6. **Draw the picture (Sketch):**
* Draw the x and y axes.
* Mark the center (0,0).
* Plot the vertices at (0,6) and (0,-6).
* Mark points at (4,0) and (-4,0).
* Draw a dashed rectangle using the points (4,6), (4,-6), (-4,6), and (-4,-6).
* Draw dashed lines through the corners of this rectangle and the center (0,0) – these are your asymptotes.
* Starting from the vertices, draw the smooth curves of the hyperbola, making sure they get closer and closer to the dashed asymptote lines but never cross them.
* Mark the foci at approximately (0, 7.2) and (0, -7.2).

Alternative answer

Answer:
(a) Vertices: $(0, 6)$ and $(0, -6)$
Foci: $(0, 2\sqrt{13})$ and $(0, -2\sqrt{13})$
Asymptotes: $y = \frac{3}{2}x$ and $y = -\frac{3}{2}x$
(b) Length of the transverse axis: 12 units
(c) Sketch (see explanation for description) Explain
This is a question about **hyperbolas**, which are cool curves we learn about in geometry! The solving step is:

First, let's get our hyperbola equation into a standard form, which is like its "neatest" way to write it. The equation is $4 y^{2}-9 x^{2}=144$.
To get it into standard form, we want the right side to be 1, so we divide everything by 144:
$\frac{4y^2}{144} - \frac{9x^2}{144} = \frac{144}{144}$
This simplifies to:
$\frac{y^2}{36} - \frac{x^2}{16} = 1$

Now, this looks like the standard form for a hyperbola that opens up and down (because the $y^2$ term is positive): $\frac{y^2}{a^2} - \frac{x^2}{b^2} = 1$.
From this, we can tell a lot!
* The center of our hyperbola is $(0,0)$ because there's no $(y-k)$ or $(x-h)$ part.
* $a^2 = 36$, so $a = \sqrt{36} = 6$. This 'a' tells us how far the vertices are from the center along the transverse (main) axis.
* $b^2 = 16$, so $b = \sqrt{16} = 4$. This 'b' helps us find the asymptotes.

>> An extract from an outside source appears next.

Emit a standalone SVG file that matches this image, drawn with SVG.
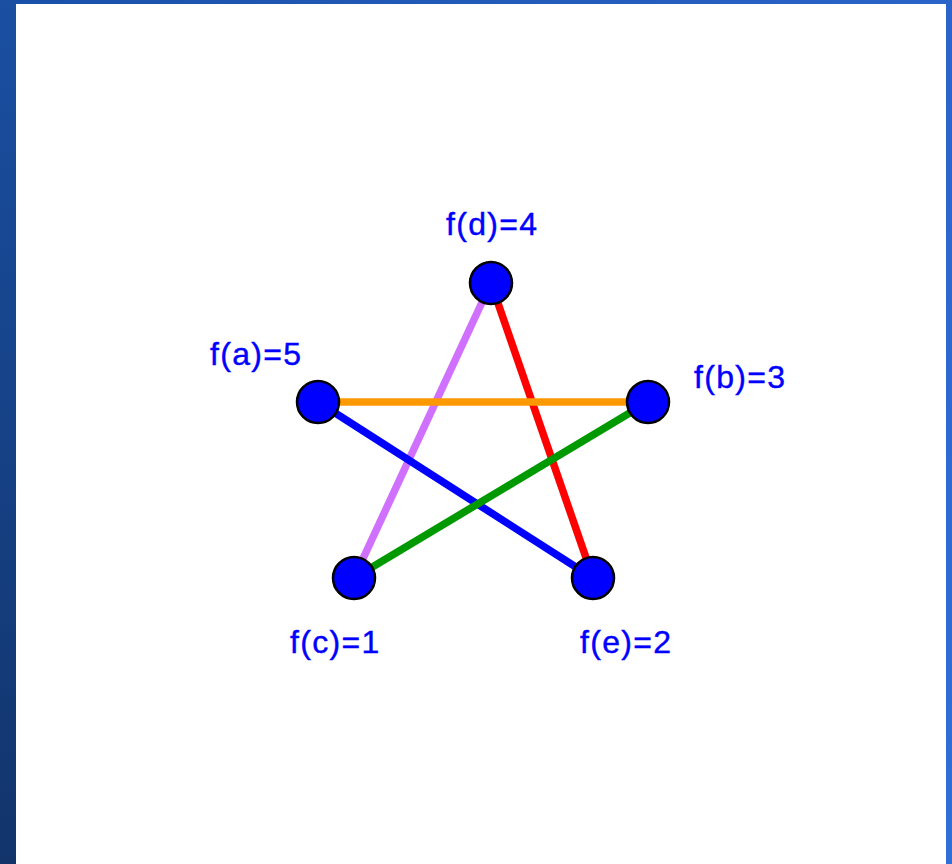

**(a) Finding the vertices, foci, and asymptotes:**
* **Vertices:** Since the hyperbola opens up and down, the vertices are at $(0, \pm a)$.
So, our vertices are $(0, 6)$ and $(0, -6)$.
* **Foci:** To find the foci, we need to find 'c'. For a hyperbola, $c^2 = a^2 + b^2$.
$c^2 = 36 + 16 = 52$
$c = \sqrt{52} = \sqrt{4 \times 13} = 2\sqrt{13}$.
The foci are at $(0, \pm c)$, so they are $(0, 2\sqrt{13})$ and $(0, -2\sqrt{13})$. (Roughly $2 \times 3.6 = 7.2$, so $(0, 7.2)$ and $(0, -7.2)$).
* **Asymptotes:** These are the lines the hyperbola gets closer and closer to but never touches. For a hyperbola opening up/down, the equations are $y = \pm \frac{a}{b}x$.
$y = \pm \frac{6}{4}x$
$y = \pm \frac{3}{2}x$. So, the two asymptote equations are $y = \frac{3}{2}x$ and $y = -\frac{3}{2}x$.

**(b) Determining the length of the transverse axis:**
The transverse axis is the line segment connecting the two vertices. Its length is $2a$.
Length $= 2 \times 6 = 12$ units.

**(c) Sketch a graph of the hyperbola:**
1. **Plot the center:** $(0,0)$.
2. **Plot the vertices:** $(0, 6)$ and $(0, -6)$. These are the points where the hyperbola "turns".
3. **Draw a guiding box:** From the center, go up/down by 'a' (6 units) and left/right by 'b' (4 units). This forms a rectangle with corners at $(\pm 4, \pm 6)$.
4. **Draw the asymptotes:** Draw diagonal lines through the center $(0,0)$ and the corners of this guiding box. These are our lines $y = \frac{3}{2}x$ and $y = -\frac{3}{2}x$.
5. **Sketch the hyperbola:** Start at each vertex and draw the curve opening upwards and downwards, getting closer and closer to the asymptotes but never touching them.
6. **Plot the foci:** $(0, 2\sqrt{13})$ and $(0, -2\sqrt{13})$ are on the transverse axis, outside the vertices.

That's it! We found all the pieces and imagined what our hyperbola looks like.